By Chinta Strausberg, Chicago Crusader
The ex-slave states have the numbers to win if they have the will to fight back because there are 4 million unregistered Blacks in the South and 2.2 million who are registered but did not vote in 2016, Reverend Jesse L. Jackson, Sr. warned.
“If they vote their interests, they could change the political landscape of this nation,” Jackson stated. The power of the Black vote has been diminished due to Republican voter suppression schemes along with 5.2 million Blacks, who are on probation or parole in the South which precludes them from voting due to felon laws.
“If we vote our numbers in the South, we can change the culture of this country in a big way. With the little Latino vote plus the Black and progressive whites, that’s enough to win,” Jackson said.
For those Blacks running in Southern states for governor and senatorial races, Rev. Jackson said they could win “If we believe it, if you run, you may lose, but if you don’t run, you’re guaranteed to lose.”
Referring to the Republican political ploys of gerrymandering and voter suppression he says continues in this nation, Rev. Jackson warned, “Tricky Leaks are more devastating than WikiLeaks and the Republicans are more dangerous than the Russians,” referring to the voter suppression schemes that have diluted the black and brown votes.
Jackson said Democratic gubernatorial hopeful Stacey Abrams, who hopes to turn Georgia’s red state to blue, could win. “She’s breaking through not just a psychological barrier, but also a political barrier.
“She has put together a kind of rainbow coalition, registered about 400,000 new Black voters and high school seniors can vote…, if that happens it will be a great victory in Georgia election night,” Jackson told WVON’s Cliff Kelley.
When asked about Illinois’ voter registration, Jackson said, “It could be much higher. There is no George Wallace, no Bull Connor to stop us here…. We can send Governor Bruce Rauner back to the gambling charts and I hope that we do.”
Reverend Jackson said it is the Black vote that can also pull Democratic U. S. Senate candidate Mike Espy of Mississippi over the victory line but, “only if we vote our numbers.”
“If we use the impact of the August 28, 1963 March on Washington, the 1964 Voting Rights Act” and the 1965 Civil Rights Movement that grew out of Selma, Rev.

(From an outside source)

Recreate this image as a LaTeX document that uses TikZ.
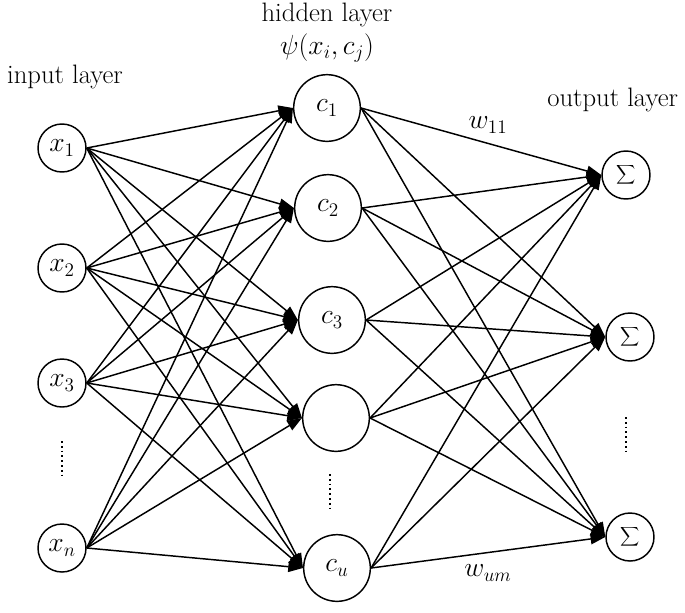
\documentclass[tikz,border=0pt]{standalone}
\usetikzlibrary{arrows.meta}
\begin{document}
\begin{tikzpicture}[x=0.75pt,y=-0.75pt,
  font=\fontsize{20}{24}\selectfont,
  neu/.style={circle,draw,line width=1.1pt,inner sep=0pt},
  inp/.style={neu,minimum size=36pt},
  hid/.style={neu,minimum size=50pt},
  outn/.style={neu,minimum size=36pt},
  con/.style={line width=1.1pt,-{Triangle[length=11pt,width=8pt]}},
  vdots/.style={line width=2.2pt,dash pattern=on 1.4pt off 2.2pt},
  lbl/.style={inner sep=0pt}]
\useasboundingbox (0,0) rectangle (685,612);
\node[inp] (x1) at (62,148) {$x_1$};
\node[inp] (x2) at (62,268) {$x_2$};
\node[inp] (x3) at (62,383) {$x_3$};
\node[inp] (xn) at (62,548) {$x_n$};
\node[hid] (c1) at (327,108) {$c_1$};
\node[hid] (c2) at (328,208) {$c_2$};
\node[hid] (c3) at (332,320) {$c_3$};
\node[hid] (c4) at (336,418) {};
\node[hid] (cu) at (337,568) {$c_u$};
\node[outn] (s1) at (626,175) {$\displaystyle\sum$};
\node[outn] (s2) at (630,337) {$\displaystyle\sum$};
\node[outn] (s3) at (630,537) {$\displaystyle\sum$};
\coordinate (di1) at (62,441); \coordinate (di2) at (62,476);
\coordinate (dh1) at (330,474); \coordinate (dh2) at (330,509);
\coordinate (do1) at (626,417); \coordinate (do2) at (626,452);
\draw[vdots] (di1) -- (di2);
\draw[vdots] (dh1) -- (dh2);
\draw[vdots] (do1) -- (do2);
\foreach \i in {x1,x2,x3,xn}
  \foreach \j in {c1,c2,c3,c4,cu}
    \draw[con] (\i.east) -- (\j.west);
\foreach \i in {c1,c2,c3,c4,cu}
  \foreach \j in {s1,s2,s3}
    \draw[con] (\i.east) -- (\j.west);
\node[lbl] (tin) at (65,77) {input layer};
\node[lbl] (thid) at (327,15) {hidden layer};
\node[lbl] (tpsi) at (327,48) {$\psi(x_i,c_j)$};
\node[lbl,anchor=west] (tout) at (547,100) {output layer};
\node[lbl] (w11) at (488,125) {$w_{11}$};
\node[lbl] (wum) at (488,573) {$w_{um}$};
\end{tikzpicture}
\end{document}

Jackson stated, “We can make major impact upon changing the political culture of our country.”
Referring to August 28, 1963 when Dr. King gave his iconic speech, “I Have A Dream,” at the Lincoln Memorial in Washington, D.C., Reverend Jackson said 55 years ago “the day Dr. King gave that speech we could not use a single public toilet. Black soldiers had to sit behind Nazi prisoners on American military bases.
“From the degradation we were in, the August 28th March led to the 1964 Civil Rights Act. It was a huge march,” recalled Rev. Jackson.
“They said there would be riots, but the only riot was the military locking Washington down. There were military checkpoints. Every government worker had to be on leave that day. It was amazing how they reacted to that march,” Jackson said.
According to Jackson, President Kennedy tried to stop the march but Dr. King and his supporters held a successful march that Jackson said, “led the groundwork for 1964 Civil Rights Act.”